### Task details
Transcribe all of the data exactly. Omit the pictures.

------------------------------------------------------------

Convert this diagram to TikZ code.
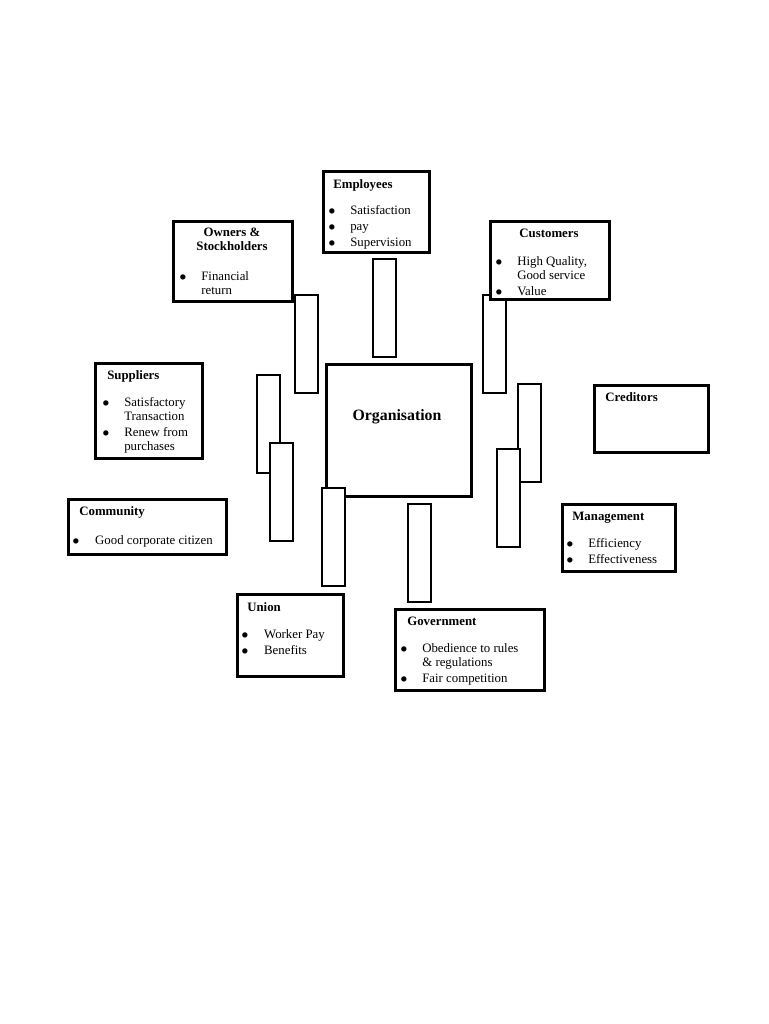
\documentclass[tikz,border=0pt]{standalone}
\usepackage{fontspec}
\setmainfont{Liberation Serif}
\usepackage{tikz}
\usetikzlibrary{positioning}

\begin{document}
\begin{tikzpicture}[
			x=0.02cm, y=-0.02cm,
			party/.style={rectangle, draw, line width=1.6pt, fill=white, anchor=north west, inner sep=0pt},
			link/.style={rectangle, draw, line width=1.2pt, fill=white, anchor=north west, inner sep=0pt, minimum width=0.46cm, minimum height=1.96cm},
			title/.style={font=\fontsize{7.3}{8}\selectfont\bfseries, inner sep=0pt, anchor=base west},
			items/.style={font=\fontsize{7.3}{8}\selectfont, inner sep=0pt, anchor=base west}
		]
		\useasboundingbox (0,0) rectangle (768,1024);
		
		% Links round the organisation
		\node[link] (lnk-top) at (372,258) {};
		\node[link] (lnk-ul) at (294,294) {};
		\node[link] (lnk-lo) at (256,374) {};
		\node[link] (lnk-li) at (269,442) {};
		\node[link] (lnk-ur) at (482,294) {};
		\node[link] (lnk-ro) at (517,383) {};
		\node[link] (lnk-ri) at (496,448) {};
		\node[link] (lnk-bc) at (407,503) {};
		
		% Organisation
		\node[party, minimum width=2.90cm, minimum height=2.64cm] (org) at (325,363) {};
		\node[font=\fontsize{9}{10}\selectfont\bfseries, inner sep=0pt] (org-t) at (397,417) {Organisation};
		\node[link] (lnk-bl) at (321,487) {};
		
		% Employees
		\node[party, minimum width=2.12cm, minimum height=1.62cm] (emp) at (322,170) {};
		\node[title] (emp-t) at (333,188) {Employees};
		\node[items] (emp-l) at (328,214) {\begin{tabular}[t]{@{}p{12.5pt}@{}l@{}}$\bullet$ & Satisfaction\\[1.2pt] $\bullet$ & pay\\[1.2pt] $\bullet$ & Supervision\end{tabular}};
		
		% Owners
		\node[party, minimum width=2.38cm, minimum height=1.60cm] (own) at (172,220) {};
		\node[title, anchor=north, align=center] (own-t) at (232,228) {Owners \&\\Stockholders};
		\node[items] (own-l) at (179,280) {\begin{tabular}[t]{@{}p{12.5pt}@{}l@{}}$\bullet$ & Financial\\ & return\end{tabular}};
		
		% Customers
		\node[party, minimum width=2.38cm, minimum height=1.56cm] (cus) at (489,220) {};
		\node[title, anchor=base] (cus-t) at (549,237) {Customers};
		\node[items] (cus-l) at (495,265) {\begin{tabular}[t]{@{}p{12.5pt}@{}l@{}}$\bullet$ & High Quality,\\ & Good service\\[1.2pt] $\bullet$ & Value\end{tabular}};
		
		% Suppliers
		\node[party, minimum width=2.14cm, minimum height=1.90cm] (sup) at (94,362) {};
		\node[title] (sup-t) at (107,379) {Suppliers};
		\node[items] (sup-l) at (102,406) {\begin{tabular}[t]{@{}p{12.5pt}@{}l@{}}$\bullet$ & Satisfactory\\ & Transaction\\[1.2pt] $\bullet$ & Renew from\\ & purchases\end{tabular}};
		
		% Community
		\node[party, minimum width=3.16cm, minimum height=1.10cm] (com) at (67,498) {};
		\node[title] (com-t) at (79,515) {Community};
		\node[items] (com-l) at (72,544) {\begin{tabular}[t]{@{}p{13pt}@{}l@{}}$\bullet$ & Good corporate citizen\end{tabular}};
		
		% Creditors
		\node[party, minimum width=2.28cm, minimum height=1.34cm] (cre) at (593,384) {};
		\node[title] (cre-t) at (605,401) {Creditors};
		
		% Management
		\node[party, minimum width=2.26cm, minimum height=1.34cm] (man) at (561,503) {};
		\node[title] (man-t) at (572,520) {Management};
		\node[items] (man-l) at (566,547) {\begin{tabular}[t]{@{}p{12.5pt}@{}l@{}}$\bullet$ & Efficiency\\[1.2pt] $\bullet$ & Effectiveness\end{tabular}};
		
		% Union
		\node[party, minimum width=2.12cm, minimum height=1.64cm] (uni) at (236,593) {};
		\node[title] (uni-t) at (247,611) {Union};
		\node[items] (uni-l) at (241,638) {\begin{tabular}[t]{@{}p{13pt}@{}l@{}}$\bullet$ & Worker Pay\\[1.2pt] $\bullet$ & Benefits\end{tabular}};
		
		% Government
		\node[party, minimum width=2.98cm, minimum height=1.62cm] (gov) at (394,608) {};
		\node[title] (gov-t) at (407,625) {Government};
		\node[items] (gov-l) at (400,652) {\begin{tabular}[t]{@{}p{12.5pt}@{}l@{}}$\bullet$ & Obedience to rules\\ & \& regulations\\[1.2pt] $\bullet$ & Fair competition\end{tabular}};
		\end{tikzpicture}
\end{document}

------------------------------------------------------------

### Reply to the exercise
Convert this diagram to TikZ code.
\documentclass[tikz,border=0pt]{standalone}
\usepackage{fontspec}
\setmainfont{Liberation Serif}
\usepackage{tikz}
\usetikzlibrary{positioning}

\begin{document}
\begin{tikzpicture}[
			x=0.02cm, y=-0.02cm,
			party/.style={rectangle, draw, line width=1.6pt, fill=white, anchor=north west, inner sep=0pt},
			link/.style={rectangle, draw, line width=1.2pt, fill=white, anchor=north west, inner sep=0pt, minimum width=0.46cm, minimum height=1.96cm},
			title/.style={font=\fontsize{7.3}{8}\selectfont\bfseries, inner sep=0pt, anchor=base west},
			items/.style={font=\fontsize{7.3}{8}\selectfont, inner sep=0pt, anchor=base west}
		]
		\useasboundingbox (0,0) rectangle (768,1024);
		
		% Links round the organisation
		\node[link] (lnk-top) at (372,258) {};
		\node[link] (lnk-ul) at (294,294) {};
		\node[link] (lnk-lo) at (256,374) {};
		\node[link] (lnk-li) at (269,442) {};
		\node[link] (lnk-ur) at (482,294) {};
		\node[link] (lnk-ro) at (517,383) {};
		\node[link] (lnk-ri) at (496,448) {};
		\node[link] (lnk-bc) at (407,503) {};
		
		% Organisation
		\node[party, minimum width=2.90cm, minimum height=2.64cm] (org) at (325,363) {};
		\node[font=\fontsize{9}{10}\selectfont\bfseries, inner sep=0pt] (org-t) at (397,417) {Organisation};
		\node[link] (lnk-bl) at (321,487) {};
		
		% Employees
		\node[party, minimum width=2.12cm, minimum height=1.62cm] (emp) at (322,170) {};
		\node[title] (emp-t) at (333,188) {Employees};
		\node[items] (emp-l) at (328,214) {\begin{tabular}[t]{@{}p{12.5pt}@{}l@{}}$\bullet$ & Satisfaction\\[1.2pt] $\bullet$ & pay\\[1.2pt] $\bullet$ & Supervision\end{tabular}};
		
		% Owners
		\node[party, minimum width=2.38cm, minimum height=1.60cm] (own) at (172,220) {};
		\node[title, anchor=north, align=center] (own-t) at (232,228) {Owners \&\\Stockholders};
		\node[items] (own-l) at (179,280) {\begin{tabular}[t]{@{}p{12.5pt}@{}l@{}}$\bullet$ & Financial\\ & return\end{tabular}};
		
		% Customers
		\node[party, minimum width=2.38cm, minimum height=1.56cm] (cus) at (489,220) {};
		\node[title, anchor=base] (cus-t) at (549,237) {Customers};
		\node[items] (cus-l) at (495,265) {\begin{tabular}[t]{@{}p{12.5pt}@{}l@{}}$\bullet$ & High Quality,\\ & Good service\\[1.2pt] $\bullet$ & Value\end{tabular}};
		
		% Suppliers
		\node[party, minimum width=2.14cm, minimum height=1.90cm] (sup) at (94,362) {};
		\node[title] (sup-t) at (107,379) {Suppliers};
		\node[items] (sup-l) at (102,406) {\begin{tabular}[t]{@{}p{12.5pt}@{}l@{}}$\bullet$ & Satisfactory\\ & Transaction\\[1.2pt] $\bullet$ & Renew from\\ & purchases\end{tabular}};
		
		% Community
		\node[party, minimum width=3.16cm, minimum height=1.10cm] (com) at (67,498) {};
		\node[title] (com-t) at (79,515) {Community};
		\node[items] (com-l) at (72,544) {\begin{tabular}[t]{@{}p{13pt}@{}l@{}}$\bullet$ & Good corporate citizen\end{tabular}};
		
		% Creditors
		\node[party, minimum width=2.28cm, minimum height=1.34cm] (cre) at (593,384) {};
		\node[title] (cre-t) at (605,401) {Creditors};
		
		% Management
		\node[party, minimum width=2.26cm, minimum height=1.34cm] (man) at (561,503) {};
		\node[title] (man-t) at (572,520) {Management};
		\node[items] (man-l) at (566,547) {\begin{tabular}[t]{@{}p{12.5pt}@{}l@{}}$\bullet$ & Efficiency\\[1.2pt] $\bullet$ & Effectiveness\end{tabular}};
		
		% Union
		\node[party, minimum width=2.12cm, minimum height=1.64cm] (uni) at (236,593) {};
		\node[title] (uni-t) at (247,611) {Union};
		\node[items] (uni-l) at (241,638) {\begin{tabular}[t]{@{}p{13pt}@{}l@{}}$\bullet$ & Worker Pay\\[1.2pt] $\bullet$ & Benefits\end{tabular}};
		
		% Government
		\node[party, minimum width=2.98cm, minimum height=1.62cm] (gov) at (394,608) {};
		\node[title] (gov-t) at (407,625) {Government};
		\node[items] (gov-l) at (400,652) {\begin{tabular}[t]{@{}p{12.5pt}@{}l@{}}$\bullet$ & Obedience to rules\\ & \& regulations\\[1.2pt] $\bullet$ & Fair competition\end{tabular}};
		\end{tikzpicture}
\end{document}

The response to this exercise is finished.